The Boatwrights have been a volunteer team with the non-profit organization for 21 years.
While the program doesn’t always get such long term members from their call to service, they do hope more want to join the team of volunteers that deliver meals to homes in the LW community.
Currently the program has about 40 volunteers, some regulars and others work as substitutes, but there’s a need for many more, according to Emergency Meals Board President Rudy Torres. Some are husband-wife teams, friends or assigned a teammate when they volunteer, he said.
According to Mr. Torres, there’s a lot of flexibility to the volunteer time. Some work once a week, others every other week or once a month, he added. “We’ll take volunteers, whenever they can do it.”
Torres said routes tend to take about 45 minutes.

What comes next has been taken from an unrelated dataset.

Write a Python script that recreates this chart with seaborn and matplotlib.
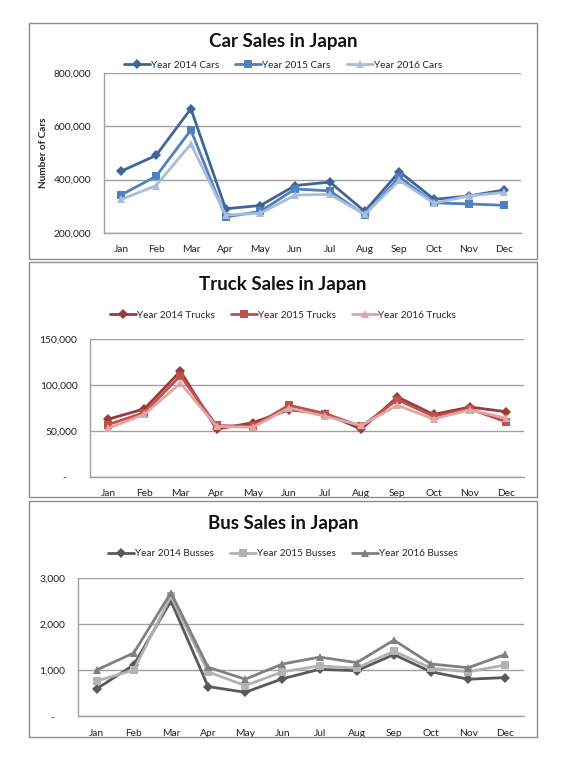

The Emergency Meals program is strictly an inside job. All deliverers, drivers and other workers are LW residents. “It’s essentially neighbor-to-neighbor,” he said.
The volunteers deliver meals to about 55 residents. Mr. Torres said the program can actually handle delivery to a maximum of 64 individuals, so there’s room for more clients, too. Building up the volunteer base is important to the success of the program, he added. “It’s been here a long time and can expect to continue for a long time.”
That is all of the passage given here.